The house was eerily quiet this morning. After sitting on the porch for my usual early morning cup of coffee, I came back in and noticed the utter silence of the house—an empty, hollow feeling, like all the molecules of energy had been sucked out. Yesterday, my hubby Bill and I became empty nesters after we dropped our youngest off at college. I didn’t know our house could sound so quiet.
Typically, I love silence. In our family, I’m known as the noise Nazi, especially when it comes to the volume on the tv. If I happen to be watching something and my husband walks in the room to join me, he’ll wait a few minutes before he politely asks, “Can you actually hear what they’re saying?” My kids also call me Storm Cloud from the endless times I have marched downstairs at one or two in the morning in one of my nightgowns (for some reason they think the nightgown makes me look scarier) and told them “Turn that tv down!!!”
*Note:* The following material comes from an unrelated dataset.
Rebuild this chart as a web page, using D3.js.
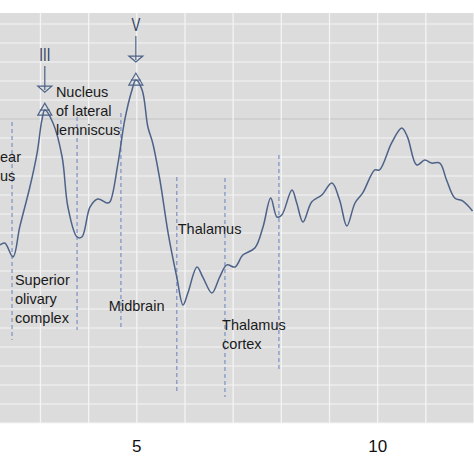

But today the quiet of the early morning that I normally treasure seemed quieter than it’s ever been. And for the first time, since raising three kids, I wished for a little noise, or at least the solace of knowing that one of them was slumbering away in their room. But, alas, all their rooms were empty.
I always feel a little nostalgic this time of year. I’ve always loved the rhythm of the school year, especially the promise of a new beginning that I feel each fall. Even though I’m no longer a student myself, I still feel it.
And I felt that beginning-of-the-school-year feeling yesterday when we dropped Julia off at Kalamazoo College, although it was tinged with just a little more sadness (and a few tears) thinking that she was our last and our lives would never quite be the same. And we’re pretty sure that her life will never be the same. Yesterday, after we said our weepy goodbyes, a few hours later, she boarded a bus for an all-night trip to the Adirondacks with 70 other brave Kalamazoo students.
As of 7AM this morning, she is on an 18 day wilderness backpacking adventure. It’s a super cool opportunity, right out of Cheryl Strayed’s Wild, that the school offers to those who dare to carry all of their belongings on their back, cover 8 miles a day, NOT SHOWER (deal breaker for me, right there), dig your own latrines (OK, double deal breaker), portage canoes, whitewater raft, and have absolutely no electronics for 18 days. We won’t have any contact with her whatsoever until she gets back to Kalamazoo on Sept. 4.
So while we’re imagining what her days are like, we’ll start our own adventure of being empty-nesters. Last night, right after getting home from dropping Julia, we felt a surge of empty-nester energy. I cleaned out the refrigerator, emptied the snack drawer, and did laundry while Bill cleaned out the garage. I was excited thinking about how nice my fridge will look with only the two of us home now, how I won’t have to go to the grocery store so often, how many calories I’ll save not eating the kids’ snacks, and how much less laundry I’ll have.
By 10 PM, we plopped down to watch the news, thought better of that, and switched the channel to Seinfeld. I looked over at Bill. We both got a little weepy again. Then it was time to turn in.
It’s true our lives and the lives of our children will never be the same. But change is good. Transitions are exciting. And just like the first day of school each fall, there’s always the promise of starting something new.